The recent federal court decision that Apple violated the antitrust laws in the e-books case has again focused attention on the possible risks of utilizing most-favored-nation (MFN) provisions in contracts. The Antitrust Division of the Department of Justice has brought a number of cases challenging such provisions, and enforcers have given a number of speeches expressing concerns about MFN clauses, including at a Department of Justice/Federal Trade Commission workshop last September. Businesses using MFN clauses, or considering adding them to contracts, should be aware of the potential antitrust risks and the “red flags” that may draw the attention of enforcers.
Named for their use in international trade agreements, most MFN provisions provide that a seller will reduce the buyer’s price for a product or service if it charges a lower price to any other buyer during the term of the agreement. This is normally viewed as procompetitive, since the lower price may help the buyer lower its price, or at least remain competitive with other customers, and help to reduce transaction costs of the negotiation. Additional MFN provisions seem less benign, including “MFN-plus” clauses requiring the seller to charge other buyers a higher price or “airtight MFN” clauses that provide the buyer rights to audit the seller’s transactions with other buyers and provide for penalties in the event of violation.
Significant Market Share
The primary reason for the enforcers’ concern is the possible anticompetitive effects of MFN clauses when used by firms with a significant share of the market. The potential effects identified by enforcers include raising barriers to entry by new or smaller firms and raising rivals’ costs. They may also act as a disincentive for sellers to offer discounts, since the clauses will require the seller to provide the same discount to all buyers.
This was the basis for the suit against Blue Cross Blue Shield of Michigan by the Department of Justice and the State of Michigan. Blue Cross’ market share in Michigan is greater than 60%. The complaint alleged that “the MFNs have harmed competition by (1) reducing the ability of other health insurers to compete with Blue Cross or actually excluding Blue Cross’ competitors in certain markets, and (2) raising prices paid by Blue Cross’ competitors and by self-insured employers.” In certain communities, Blue Cross employed MFN-plus clauses that required the healthcare provider to charge some or all other health insurers more than it charged Blue Cross, sometimes by as much as 40%. The case was dropped after the State of Michigan enacted legislation prohibiting MFN clauses in health care contracts, joining a number of other states with similar prohibitions.
Another reason for enforcement concern is that firms may use MFN clauses to collude regarding price (or coordinate their actions without agreement). If several sellers enter into MFNs, competing sellers may agree not to discount prices to any buyers. It may also signal to other sellers that a seller does not intend to compete on price.
If a large portion of competitors, whether buyers or sellers, enter similar MFNs, enforcers are more likely to raise collusion concerns. In a case involving the sales of music on the internet, a court determined that the adoption of MFNs by sellers responsible for over 80% of the sales was evidence supporting an antitrust claim.

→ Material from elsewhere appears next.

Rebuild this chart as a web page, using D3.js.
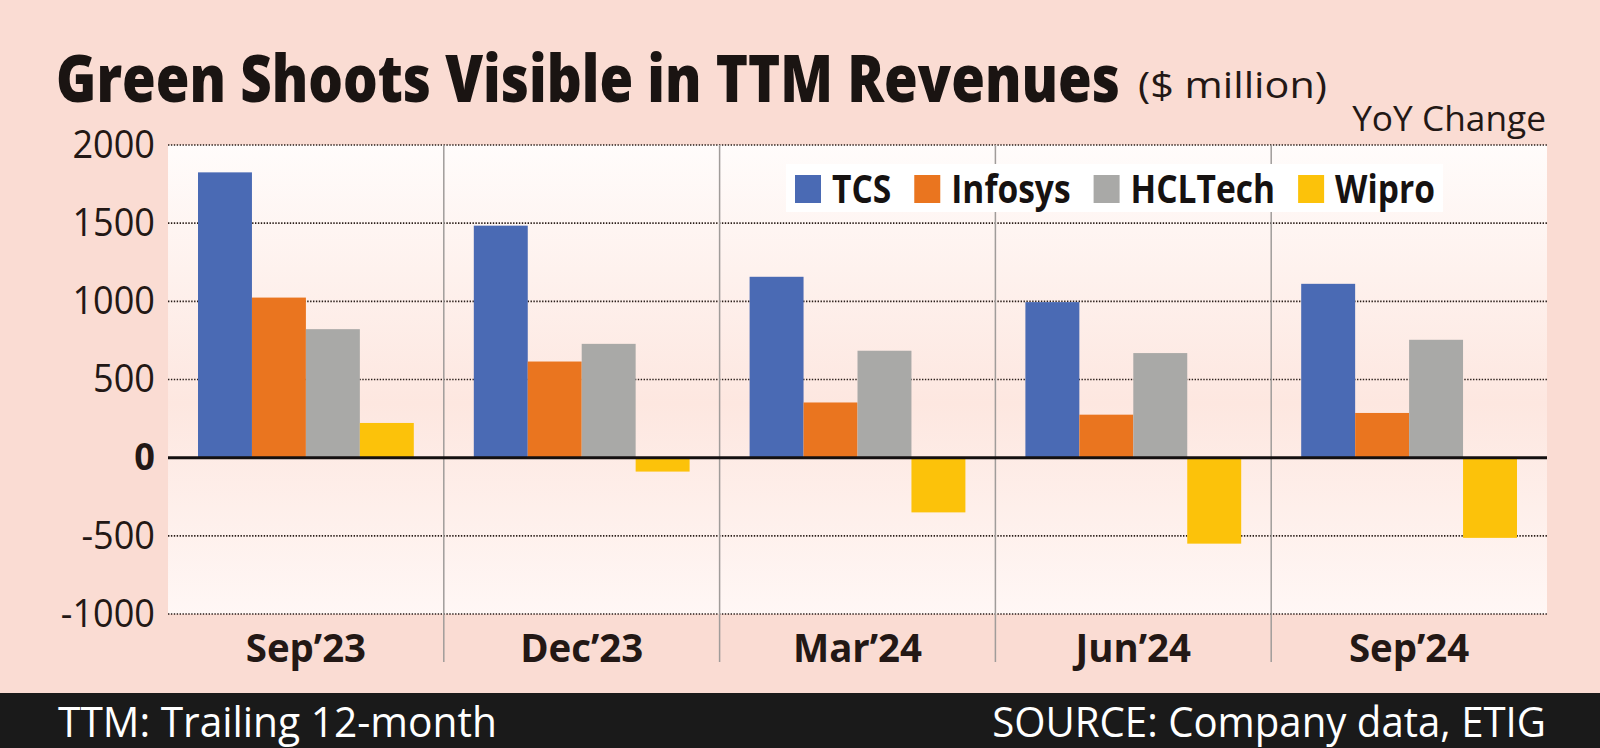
<!DOCTYPE html>
<html>
<head>
<meta charset="utf-8">
<script src="https://cdn.jsdelivr.net/npm/d3@7"></script>
<style>
  html, body { margin: 0; padding: 0; background: #fadcd3; }
  svg { display: block; font-family: "Open Sans", "Noto Sans", sans-serif; }
</style>
</head>
<body>
<div id="chart"></div>
<script>
// chart values
var categories = ["Sep’23", "Dec’23", "Mar’24", "Jun’24", "Sep’24"];
var companies = ["TCS", "Infosys", "HCLTech", "Wipro"];
var tcs = [1825, 1484, 1157, 995, 1112];
var infosys = [1024, 615, 353, 275, 286];
var hcltech = [822, 728, 684, 669, 754];
var wipro = [222, -89, -350, -550, -513];
var yTicks = [-1000, -500, 0, 500, 1000, 1500, 2000];
var colors = ["#4a6ab4", "#ea751f", "#a9a9a7", "#fcc20a"];

function init(){
    var w = 1600, h = 748;
    var left = 168, right = 1547, top = 145, bottom = 614;

    var svg = d3.select("#chart").append("svg")
        .attr("width", w)
        .attr("height", h);

    // the original uses a condensed face: scale the text horizontally
    var scaleText = function(node, k){
        var s = d3.select(node);
        var tx = +s.attr("x") || 0, ty = +s.attr("y") || 0;
        s.attr("x", 0).attr("y", 0)
         .attr("transform", "translate(" + tx + "," + ty + ") scale(" + k + ",1)");
    };
    var squeeze = function(sel, k){
        sel.each(function(){ scaleText(this, k); });
    };
    var fitTo = function(sel, width){
        sel.each(function(){ scaleText(this, width / this.getComputedTextLength()); });
    };

    // background + plot gradient
    svg.append("rect").attr("width", w).attr("height", h).attr("fill", "#fadcd3");
    var grad = svg.append("defs").append("linearGradient")
        .attr("id", "plotbg").attr("x1", 0).attr("y1", 0).attr("x2", 0).attr("y2", 1);
    grad.append("stop").attr("offset", "0%").attr("stop-color", "#fffcfb");
    grad.append("stop").attr("offset", "55%").attr("stop-color", "#fde7e0");
    grad.append("stop").attr("offset", "100%").attr("stop-color", "#fff7f5");

    // scales
    var x0 = d3.scaleBand().domain(categories).range([left, right]).padding(0);
    var x1 = d3.scaleBand().domain(companies).range([30, x0.bandwidth() - 30]).padding(0);
    var y = d3.scaleLinear().domain([-1000, 2000]).range([bottom, top]);

    svg.append("rect")
        .attr("x", left).attr("y", y(2000))
        .attr("width", right - left).attr("height", y(-1000) - y(2000))
        .attr("fill", "url(#plotbg)");

    // dotted grid lines
    svg.append("g").selectAll("line")
        .data(yTicks.filter(function(d){ return d != 0; }))
        .enter().append("line")
        .attr("x1", left).attr("x2", right)
        .attr("y1", function(d){ return y(d); })
        .attr("y2", function(d){ return y(d); })
        .attr("stroke", "#2a1e1a")
        .attr("stroke-width", 1.6)
        .attr("stroke-dasharray", "1.4,1.5");

    // group dividers
    svg.append("g").selectAll("line")
        .data(categories.slice(1))
        .enter().append("line")
        .attr("x1", function(d){ return x0(d); })
        .attr("x2", function(d){ return x0(d); })
        .attr("y1", y(2000)).attr("y2", 662)
        .attr("stroke", "#a09c9a")
        .attr("stroke-width", 1.5);

    // bars
    var series = [tcs, infosys, hcltech, wipro];
    var rows = [];
    categories.forEach(function(c, i){
        companies.forEach(function(k, j){
            rows.push({cat: c, co: k, idx: j, value: series[j][i]});
        });
    });
    svg.append("g").selectAll("rect")
        .data(rows)
        .enter().append("rect")
        .attr("x", function(d){ return x0(d.cat) + x1(d.co); })
        .attr("y", function(d){ return y(Math.max(0, d.value)); })
        .attr("width", x1.bandwidth())
        .attr("height", function(d){ return Math.abs(y(d.value) - y(0)); })
        .attr("fill", function(d){ return colors[d.idx]; });

    // zero line
    svg.append("line")
        .attr("x1", left).attr("x2", right)
        .attr("y1", y(0)).attr("y2", y(0))
        .attr("stroke", "#141010").attr("stroke-width", 3);

    // y axis labels (plain hyphen for negatives, as in the original)
    var yAxis = d3.axisLeft(y).tickValues(yTicks).tickSize(0).tickPadding(13)
        .tickFormat(function(d){ return String(d); });
    var gy = svg.append("g").attr("transform", "translate(" + left + ",0)").call(yAxis);
    gy.select(".domain").remove();
    gy.selectAll("text")
        .attr("fill", "#231815")
        .style("font-size", "38px")
        .style("font-family", "'Open Sans', sans-serif")
        .style("font-weight", function(d){ return d == 0 ? 700 : 400; })
        .call(squeeze, 0.95);

    // x labels
    svg.append("g").selectAll("text")
        .data(categories)
        .enter().append("text")
        .attr("x", function(d){ return x0(d) + x0.bandwidth() / 2; })
        .attr("y", 662)
        .attr("text-anchor", "middle")
        .attr("fill", "#231815")
        .style("font-size", "40px")
        .style("font-weight", 700)
        .text(function(d){ return d; })
        .call(squeeze, 0.96);

    // legend
    var lg = svg.append("g");
    lg.append("rect")
        .attr("x", 786).attr("y", 164)
        .attr("width", 657).attr("height", 48)
        .attr("fill", "#ffffff");
    var lx = 795, k = 0.86;
    companies.forEach(function(name, j){
        lg.append("rect")
            .attr("x", lx).attr("y", 175)
            .attr("width", 26).attr("height", 28)
            .attr("fill", colors[j]);
        var t = lg.append("text")
            .attr("x", lx + 37).attr("y", 203)
            .attr("fill", "#161211")
            .style("font-size", "39px")
            .style("font-weight", 700)
            .text(name);
        var len = t.node().getComputedTextLength() * k;
        t.call(squeeze, k);
        lx = lx + 37 + len + 23;
    });

    // title
    svg.append("text")
        .attr("x", 56).attr("y", 102)
        .attr("fill", "#1a1412")
        .style("font-size", "66px")
        .style("font-weight", 800)
        .text("Green Shoots Visible in TTM Revenues")
        .call(fitTo, 1064);
    svg.append("text")
        .attr("x", 1138).attr("y", 98)
        .attr("fill", "#231815")
        .style("font-size", "37px")
        .text("($ million)")
        .call(fitTo, 189);
    svg.append("text")
        .attr("x", 1546).attr("y", 131)
        .attr("text-anchor", "end")
        .attr("fill", "#231815")
        .style("font-size", "35px")
        .text("YoY Change")
        .call(fitTo, 194);

    // footer band
    svg.append("rect")
        .attr("x", 0).attr("y", 693)
        .attr("width", w).attr("height", h - 693)
        .attr("fill", "#1a1a1a");
    svg.append("text")
        .attr("x", 58).attr("y", 737)
        .attr("fill", "#ffffff")
        .style("font-size", "42px")
        .text("TTM: Trailing 12-month")
        .call(fitTo, 439);
    svg.append("text")
        .attr("x", 1546).attr("y", 737)
        .attr("text-anchor", "end")
        .attr("fill", "#ffffff")
        .style("font-size", "42px")
        .text("SOURCE: Company data, ETIG")
        .call(fitTo, 554);
}
window.onload = init;
</script>
</body>
</html>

Collusion is also the basis for the recent decision in the e-book litigation that Apple violated the antitrust laws. The court found that Apple conspired with a group of book publishers to raise the price of e-books. The publishers had long been concerned that Amazon was selling e-books for as low as $9.99, and the MFN proposed by Apple was an “elegant solution” to their pricing concerns. The facts regarding the use of the MFN are unusual in that the customer (Apple) insisted on an MFN in an agreement (the “agency” agreement) that permitted the seller (five of the six biggest publishers) to set the retail price for e-books in the Apple iBookstore and provide Apple a 30% commission. The MFN ensured that e-books in the Apple store would be sold for the lowest retail price in the market. This made the publishers’ existing agreements with Amazon unsustainable, since the e-books were sold to Amazon at wholesale and if the publishers did not change their arrangements with Amazon, the publishers would receive less than $7 per e-book sold in the Apple store, converting a “bad economic arrangement” to a “disastrous one for the Publishers.”
One of the participants at the September, 2012 DOJ/FTC workshop provided a list of elements that can signal when MFN clauses raise antitrust concerns. These include: jointly adopted by agreement among competitors; provided by large sellers with large market shares; received by the largest buyers; MFNs used in agreements covering a significant portion of transactions in a market; and use of MFN-plus or airtight MFN clauses.